Labour have refused to provide any detailed alternative to the Coalition’s tax and spending plans. They have also implied that during their recent period in government that nobody challenged their irresponsible tax and spending plans. This is simply a lie. Not only did the IFS [Institute for Fiscal Studies] explain their irresponsibility as far back as 2003 [PDF], but so did the Liberal Democrats.
There’s an easy way to test how responsible we were while we were in opposition. Every year since 1992 the Liberal Democrats have produced an Alternative Budget setting out our alternative to the government’s tax and spending plans, as well as fully costed manifestos in each election.
These Alternative Budgets show that in every year from 2001 onwards, our tax and spending plans led to a smaller deficit than Labour planned. In the most recent General Election [PDF] our plans were for a cut in the deficit of over £8bn a year above Labour plans. In the 2005 General Election we were planning to cut the deficit by £5bn a year. Even back as far as 2001 we were planning to cut the deficit by hundreds of millions of pounds a year. All of this was in a political climate dominated by Labour’s claims that Gordon Brown was fiscally responsible, when there was no political pressure for the Liberal Democrats to be as responsible as we were.

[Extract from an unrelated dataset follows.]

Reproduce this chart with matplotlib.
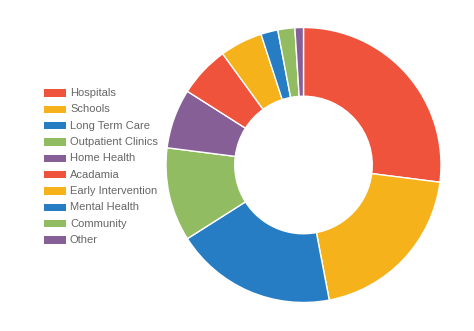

It’s easy to say that you are going to cut the deficit in principle. What’s difficult is to have the courage to make the difficult decisions to cut spending, avoid populist promises and, where necessary, increase taxes. If Labour are against all the cuts, then they should explain how they will pay for their spending spree. If they are in favour of some of the cuts, then it’s time they told us which ones.